Prof Vanqa’s other publications of note include Vanqa, T. (1993) “A Survey of Teacher Education”, (In Botswana and Present Trends” in Kros and Herman (Eds) Educational Change in Southern Africa. His journal articles amongst many others include Vanqa, T. (1989). ”…..no Trouble to Whiteman”: Teaching Batswana; Vanqa, T. (1989). The Story of the BPTA/BTU 1937-1987; Vanqa, T. (1989). Issues in the Development of the Educational System in Botswana: 1966-1986. Professor Vanqa immensely contributed to the development of Botswana Teachers Union, and he held the positions of Assistant Secretary, Secretary General and finally editor of the ‘Teacher’ Magazine.

Prof Vanqa also made an immense contribution to the development of Sports in Botswana and was appointed Chairman of Botswana Sports Council in 1993. He was well recognised by other Universities in the region, having served as External Examiner for the Moi University in Kenya and National University of Lesotho.  Prof Vanqa was a member of different professional bodies and associations in Botswana and the region.

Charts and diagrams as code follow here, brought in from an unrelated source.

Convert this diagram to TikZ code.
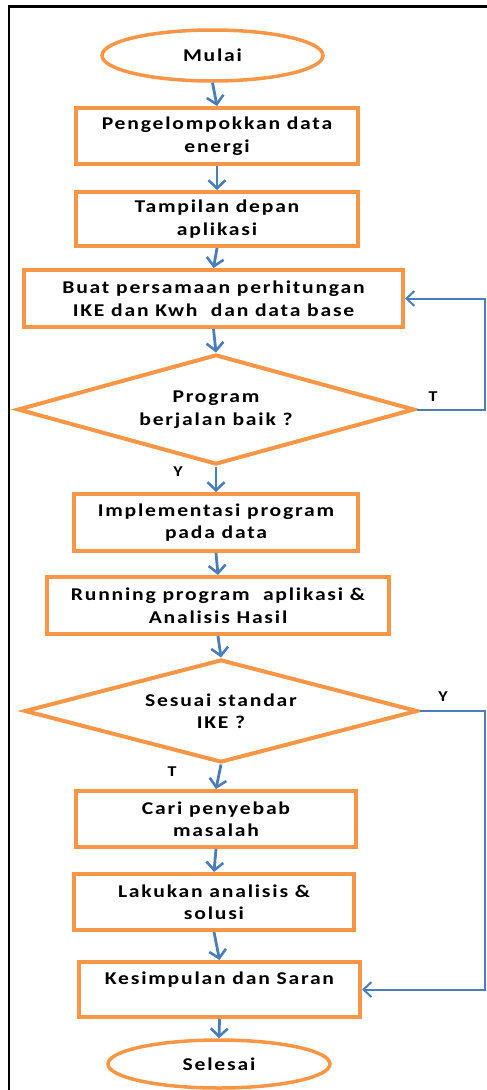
\documentclass[tikz,border=0pt]{standalone}
\usepackage{fontspec}
\setmainfont{Carlito}[FakeStretch=1.2, LetterSpace=10]
\usetikzlibrary{shapes.geometric,arrows.meta}
\definecolor{orng}{HTML}{F79646}
\definecolor{blu}{HTML}{4A7EBB}
\tikzset{
  txt/.style={align=center, font=\fontsize{18}{22.5}\selectfont\bfseries, inner sep=0pt},
  box/.style={txt, draw=orng, line width=4pt, rectangle, fill=white},
  term/.style={txt, draw=orng, line width=3.5pt, ellipse},
  decide/.style={txt, draw=orng, line width=4pt, diamond, aspect=3.6},
  flow/.style={draw=blu, line width=2.8pt, -{Straight Barb[length=8pt,width=17pt,line width=2.6pt]}},
  back/.style={draw=blu, line width=2pt, -{Straight Barb[length=8pt,width=15pt,line width=2pt]}},
  lbl/.style={font=\fontsize{15}{16}\selectfont\bfseries, text=black, inner sep=0pt},
}
\begin{document}
\begin{tikzpicture}[x=1pt,y=-1pt]
\useasboundingbox (0,0) rectangle (487,1090);
\draw[black, line width=2.2pt] (9,1095) -- (9,6.5) -- (492,6.5);

\node[term, minimum width=221pt, minimum height=51pt] (e1) at (212.5,55.5) {Mulai};
\node[box, minimum width=282pt, minimum height=56pt] (b1) at (217,136) {Pengelompokkan data\\energi};
\node[box, minimum width=282pt, minimum height=54pt] (b2) at (217,219) {Tampilan depan\\aplikasi};
\node[box, minimum width=379pt, minimum height=57pt] (b3) at (213.5,298.5) {Buat persamaan perhitungan\\IKE dan Kwh\ \ dan data base};
\node[decide, minimum width=397pt, minimum height=110pt] (d1) at (216,409.5) {Program\\berjalan baik ?};
\node[box, minimum width=284pt, minimum height=57pt] (b4) at (216,522.5) {Implementasi program\\pada data};
\node[box, minimum width=342pt, minimum height=57pt] (b5) at (218,605.5) {Running program\ \ aplikasi \&\\Analisis Hasil};
\node[decide, minimum width=393pt, minimum height=103pt] (d2) at (221,711) {Sesuai standar\\IKE ?};
\node[box, minimum width=280pt, minimum height=56pt] (b6) at (216,819) {Cari penyebab\\masalah};
\node[box, minimum width=280pt, minimum height=56pt] (b7) at (214,902) {Lakukan analisis \&\\solusi};
\node[box, minimum width=281pt, minimum height=55pt] (b8) at (219.5,989.5) {Kesimpulan dan Saran\\~};
\node[term, minimum width=222pt, minimum height=48pt] (e2) at (219,1064) {Selesai};

\draw[flow] (e1.south) -- (b1.north);
\draw[flow] (b1.south) -- (b2.north);
\draw[flow] (b2.south) -- (b3.north);
\draw[flow] (b3.south) -- (d1.north);
\draw[flow] (d1.south) -- (b4.north);
\draw[flow] (b4.south) -- (b5.north);
\draw[flow] (b5.south) -- (d2.north);
\draw[flow] (d2.south) -- (b6.north);
\draw[flow] (b6.south) -- (b7.north);
\draw[flow] (b7.south) -- (b8.north);
\draw[flow] (b8.south) -- (e2.north);

\coordinate (c1) at (485,409.5);
\coordinate (c2) at (485,711);
\draw[back] (d1.east) -- (c1) |- (b3.east);
\draw[back] (d2.east) -- (c2) |- (b8.east);

\node[lbl] (t1) at (433,397) {T};
\node[lbl] (y1) at (178,472) {Y};
\node[lbl] (y2) at (443,697) {Y};
\node[lbl] (t2) at (172,772) {T};
\end{tikzpicture}
\end{document}
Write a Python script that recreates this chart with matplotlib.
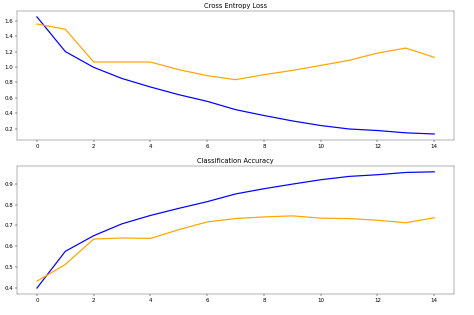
import matplotlib
matplotlib.use("Agg")
import matplotlib.pyplot as plt

epochs = list(range(15))

train_loss = [1.65, 1.20, 0.995, 0.85, 0.74, 0.64, 0.554, 0.446, 0.37, 0.30,
              0.24, 0.195, 0.175, 0.145, 0.13]
val_loss = [1.557, 1.49, 1.064, 1.064, 1.064, 0.965, 0.887, 0.835, 0.90, 0.955,
            1.02, 1.086, 1.18, 1.245, 1.125]

train_acc = [0.40, 0.576, 0.651, 0.708, 0.748, 0.782, 0.814, 0.851, 0.876, 0.898,
             0.919, 0.935, 0.943, 0.954, 0.957]
val_acc = [0.433, 0.513, 0.635, 0.640, 0.638, 0.68, 0.717, 0.733, 0.741, 0.746,
           0.735, 0.733, 0.725, 0.713, 0.737]

fig = plt.figure(figsize=(12, 7.975), dpi=39.5)

# axes placed by hand to match the reference margins
ax0 = fig.add_axes([0.036, 0.556, 0.922, 0.409])
ax0.set_title("Cross Entropy Loss")
ax0.plot(epochs, train_loss, color="blue", linewidth=2.2, label="train")
ax0.plot(epochs, val_loss, color="orange", linewidth=2.2, label="test")

ax1 = fig.add_axes([0.036, 0.067, 0.922, 0.406])
ax1.set_title("Classification Accuracy")
ax1.plot(epochs, train_acc, color="blue", linewidth=2.2, label="train")
ax1.plot(epochs, val_acc, color="orange", linewidth=2.2, label="test")

for ax in (ax0, ax1):
    for spine in ax.spines.values():
        spine.set_edgecolor("#555555")

fig.savefig("out.png", dpi=39.5)
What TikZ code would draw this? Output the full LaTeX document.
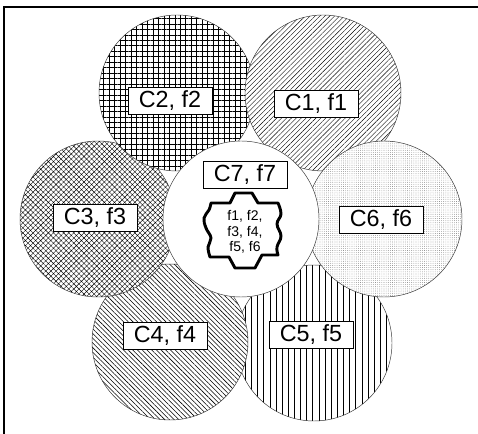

During his tenure at the UB Prof Vanqa taught and mentored many individuals who have gone on to become influential contributors of note in the nation and beyond.

Amongst his achievements of note is that he was a founder-member of the foremost educational research facilitation and capacity-building body, the Botswana Educational Research Association in the early 1980s, alongside his colleagues, including the late Mr Ray Matlapeng Molomo.

Prof Vanqa rose through the ranks to become Senior Lecturer in 1990 and ultimately Associate Professor in 1994. He also served as Head of Department and later Dean of the Faculty of Education from 1991 to 1995.

Prof Vanqa retired from the University of Botswana in 2002 after an elaborate and illustrious service of close to three decades. He passed on in Johannesburg on January 12, 2020.

There is a memorial service planned  for this afternoon (Friday) at Anglican Cathedral (Holy Cross) in Gaborone.